The current one should've described that it's targeting a race between
rtl8187_tx_cb() and rtl8187_work().
Thread A Thread B
rtl8187_tx_cb()
while (skb_queue_len > 5) // OK
rtl8187_work()
while (skb_queue_len > 0)
skb_dequeue()
skb_dequeue() -> NULL
But giving this a second glance, it should be impossible because
rtl8187_tx_cb() dequeues elements only for is_rtl8187b case, and the
worker function is only scheduled for the non-is_rtl8187b case.
>
> >
> > BUG: kernel NULL pointer dereference, address: 0000000000000080
> > #PF: supervisor read access in kernel mode
> > #PF: error_code(0x0000) - not-present page
> > PGD 0 P4D 0
> > Oops: Oops: 0000 [#1] SMP NOPTI
> > CPU: 7 UID: 0 PID: 0 Comm: swapper/7 Not tainted 6.15.0 #8 PREEMPT(voluntary)

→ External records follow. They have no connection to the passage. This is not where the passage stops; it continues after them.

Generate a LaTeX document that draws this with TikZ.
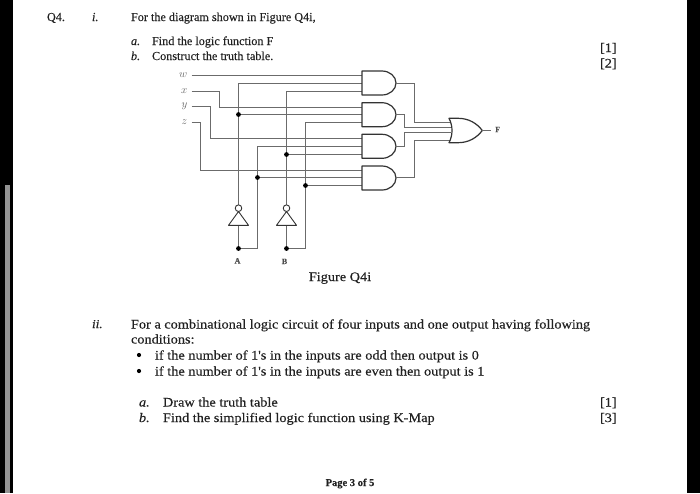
\documentclass[tikz,border=0pt]{standalone}
\usepackage{fontspec}
\setmainfont{Liberation Serif}
\newfontfamily\cam[FakeStretch=1.1,FakeBold=0.35]{Liberation Serif}
\newfontfamily\camit[FakeStretch=1.1,FakeBold=0.35]{Liberation Serif Italic}
\newfontfamily\tnr[FakeBold=0.15]{Liberation Serif}
\definecolor{ink}{gray}{0.13}
\definecolor{wirec}{gray}{0.42}
\definecolor{gatec}{gray}{0.2}
\tikzset{
  txt/.style={anchor=base west,inner sep=0pt,outer sep=0pt,text=ink,font=\tnr\fontsize{12.2}{14}\selectfont},
  camt/.style={anchor=base west,inner sep=0pt,outer sep=0pt,text=ink,font=\cam\fontsize{13}{14}\selectfont},
  sig/.style={anchor=east,inner sep=0pt,text=black!60,font=\fontsize{11}{12}\selectfont},
  port/.style={anchor=base,inner sep=0pt,text=ink!80,font=\tnr\fontsize{8}{9}\selectfont\bfseries},
  wire/.style={draw=wirec,line width=1.4pt},
  gate/.style={draw=gatec,line width=1.2pt,fill=white,line join=round},
  jn/.style={circle,fill=black,inner sep=0pt,minimum size=4.8pt},
}
\begin{document}
\begin{tikzpicture}[x=1pt,y=-1pt]
\useasboundingbox (0,0) rectangle (700,493);
% page frame
\fill[black] (0,0) rectangle (13.3,493);
\fill[black] (686.7,0) rectangle (700,493);
\fill[gray!85] (5,185) rectangle (10,493);
% top text
\node[txt] (q4) at (47,21) {Q4.};
\node[txt,font=\tnr\itshape\fontsize{12.2}{14}\selectfont] (qi) at (92,21) {i.};
\node[txt] (t1) at (131,21) {For the diagram shown in Figure Q4i,};
\node[txt,font=\tnr\itshape\fontsize{12.2}{14}\selectfont] (ta) at (131,45) {a.};
\node[txt] (t2) at (152,45) {Find the logic function F};
\node[txt,font=\tnr\itshape\fontsize{12.2}{14}\selectfont] (tb) at (131,60) {b.};
\node[txt] (t3) at (152,60) {Construct the truth table.};
\node[camt] (m1) at (600,52) {[1]};
\node[camt] (m2) at (600,67.5) {[2]};
% coordinates
\foreach \n/\y in {w/75.5,x/91.5,y/106.5,z/122.5}{\coordinate (s\n) at (191.7,\y);}
\node[sig] (lw) at (187.5,75.5) {$w$};
\node[sig] (lx) at (187.5,91.5) {$x$};
\node[sig] (ly) at (187.5,106.5) {$y$};
\node[sig] (lz) at (187.5,122.5) {$z$};
% gate input points
\foreach \n/\y in {a1/75.5,a2/83.5,a3/91.5,b1/107.5,b2/114.5,b3/122.5,c1/138.5,c2/146.5,c3/154.5,d1/170.5,d2/177.5,d3/185.5}{\coordinate (\n) at (362,\y);}
% gate output points
\coordinate (oa) at (396,83.5);
\coordinate (ob) at (396,114.5);
\coordinate (oc) at (396,146.5);
\coordinate (od) at (396,177.5);
% wires in
\draw[wire] (sw) -- (a1);
\draw[wire] (sx) -| (219.5,107.5) -- (b1);
\draw[wire] (sy) -| (210.5,138.5) -- (c1);
\draw[wire] (sz) -| (200.5,170.5) -- (d1);
% inverter, vertical rails
\coordinate (pa) at (238.5,248.5);
\coordinate (pb) at (286.5,248.5);
\coordinate (ia) at (238.5,205);
\coordinate (ib) at (286.5,205);
\draw[wire] (a2) -| (ia);
\draw[wire] (a3) -| (ib);
\draw[wire] (c2) -| (257.5,248.5) -- (pa);
\draw[wire] (b3) -| (305.5,248.5) -- (pb);
\draw[wire] (pa) -- (ia);
\draw[wire] (pb) -- (ib);
\draw[wire] (238.5,114.5) -- (b2);
\draw[wire] (286.5,154.5) -- (c3);
\draw[wire] (257.5,177.5) -- (d2);
\draw[wire] (305.5,185.5) -- (d3);
\node[jn] (j1) at (238.5,114.5) {};
\node[jn] (j2) at (286.5,154.5) {};
\node[jn] (j3) at (257.5,177.5) {};
\node[jn] (j4) at (305.5,185.5) {};
\node[jn] (j5) at (pa) {};
\node[jn] (j6) at (pb) {};
% inverters
\foreach \c in {238.5,286.5}{
  \draw[gate,line width=.9pt] (\c,211.5) -- (\c+10,225.3) -- (\c-10,225.3) -- cycle;
  \draw[gate,line width=.9pt] (\c,208.2) circle (3.3);
}
\node[port] (pA) at (237.5,263.5) {A};
\node[port] (pB) at (284.5,264) {B};
% AND gates
\foreach \t in {71,102.7,134.3,166}{
  \draw[gate] (362,\t) -- (382,\t) arc[start angle=-90,end angle=90,x radius=14,y radius=12] -- (362,\t+24) -- cycle;
}
% outputs to OR
\coordinate (ora) at (451,122.5);
\coordinate (orb) at (451,127.5);
\coordinate (orc) at (451,132.5);
\coordinate (ord) at (451,140.5);
\draw[wire] (oa) -- (414.5,83.5) |- (ora);
\draw[wire] (ob) -- (404.5,114.5) |- (orb);
\draw[wire] (oc) -- (404.5,146.5) |- (orc);
\draw[wire] (od) -- (414.5,177.5) |- (ord);
% OR gate
\draw[gate] (449,118.3) -- (458,118.3) .. controls (469,118.3) and (477,123.5) .. (482.3,130.5)
  .. controls (477,137.5) and (469,142.7) .. (458,142.7) -- (449,142.7)
  .. controls (453,135) and (453,126) .. (449,118.3) -- cycle;
\coordinate (of) at (491,130.5);
\draw[wire] (482.3,130.5) -- (of);
\node[port,anchor=west] (pF) at (495,129.5) {F};
% middle text
\node[camt,anchor=base] (fig) at (340,281) {Figure Q4i};
\node[camt,font=\camit\fontsize{12}{14}\selectfont] (qii) at (92,328) {ii.};
\node[camt] (p1) at (131,328.5) {For a combinational logic circuit of four inputs and one output having following};
\node[camt] (p2) at (131,343.5) {conditions:};
\node[circle,fill=black,inner sep=0pt,minimum size=4.2pt] (b1n) at (139,355) {};
\node[circle,fill=black,inner sep=0pt,minimum size=4.2pt] (b2n) at (139,371) {};
\node[camt] (p3) at (155,359.5) {if the number of 1's in the inputs are odd then output is 0};
\node[camt] (p4) at (155,375.5) {if the number of 1's in the inputs are even then output is 1};
\node[camt,font=\camit\fontsize{13}{14}\selectfont] (pa2) at (139,406.5) {a.};
\node[camt] (p5) at (163,406.5) {Draw the truth table};
\node[camt,font=\camit\fontsize{13}{14}\selectfont] (pb2) at (139,422) {b.};
\node[camt] (p6) at (163,422) {Find the simplified logic function using K-Map};
\node[camt] (m3) at (600,406.5) {[1]};
\node[camt] (m4) at (600,422) {[3]};
\node[camt,anchor=base,font=\tnr\bfseries\fontsize{10.5}{12}\selectfont] (pg) at (350,486) {Page 3 of 5};
\end{tikzpicture}
\end{document}
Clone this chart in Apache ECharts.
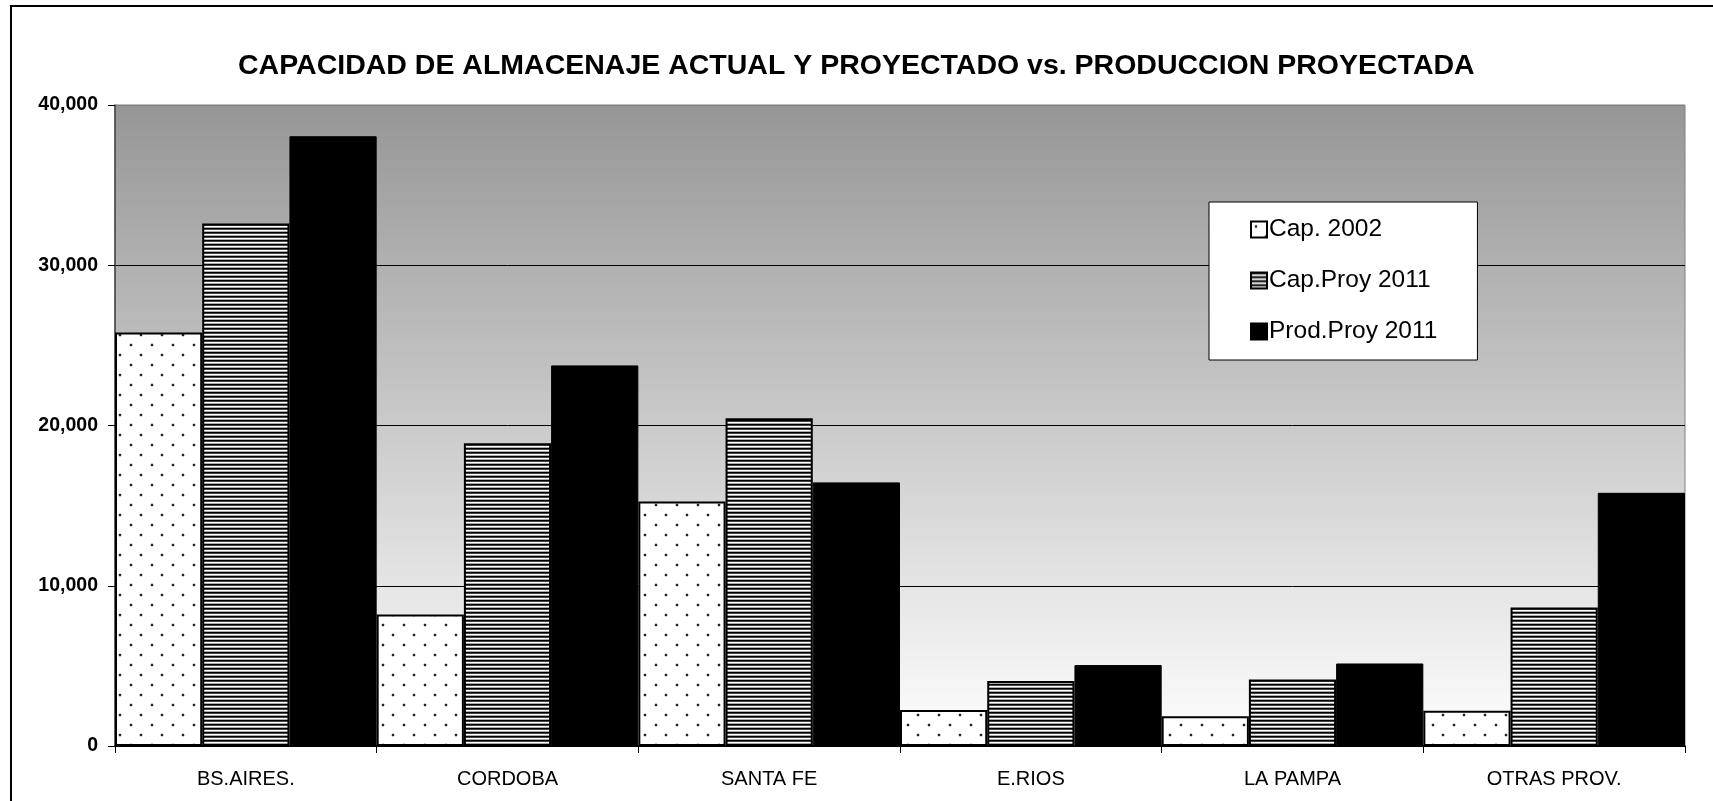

> > Hardware name: QEMU Standard PC (i440FX + PIIX, 1996), BIOS 0.0.0 02/06/2015
> > RIP: 0010:ieee80211_tx_status_irqsafe+0x21/0xc0 [mac80211]
> > Call Trace:
> > <IRQ>
> > rtl8187_tx_cb+0x116/0x150 [rtl8187]
> > __usb_hcd_giveback_urb+0x9d/0x120
> > usb_giveback_urb_bh+0xbb/0x140
> > process_one_work+0x19b/0x3c0
> > bh_worker+0x1a7/0x210
> > tasklet_action+0x10/0x30
> > handle_softirqs+0xf0/0x340
> > __irq_exit_rcu+0xcd/0xf0
> > common_interrupt+0x85/0xa0
> > </IRQ>
> >
> > In order to avoid potential data races and leading dereference of a NULL
> > pointer, acquire the queue lock before any work with the queue is done and
> > replace all skb_* calls with their lockless versions.
> >
> > Found by Linux Verification Center (linuxtesting.org) with SVACE.
>
> Do you have a real hardware and tested this patchset? If not, please mention
> compile tested only in commit message.
Yes, the crash above was observed with our RTL8187BvE device and, urgh,
it actually concerns the root cause fixed by the second patch. The changes
were tested for regressions with debug-enabled kernel and basic
throughput checks.
Thank you for review and comments!
Adding skb_dequeue() return value checks here, as now clarified, should
then be considered only as improvement. We understand that proposing such
kind of stuff for old stable drivers is just churn so I think we'd better
go only with the second patch of the series since it entirely eliminates
the real problem. We'll repost it.
>
> >
> > Fixes: 3517afdefc3a ("rtl8187: feedback transmitted packets using tx close descriptor for 8187B")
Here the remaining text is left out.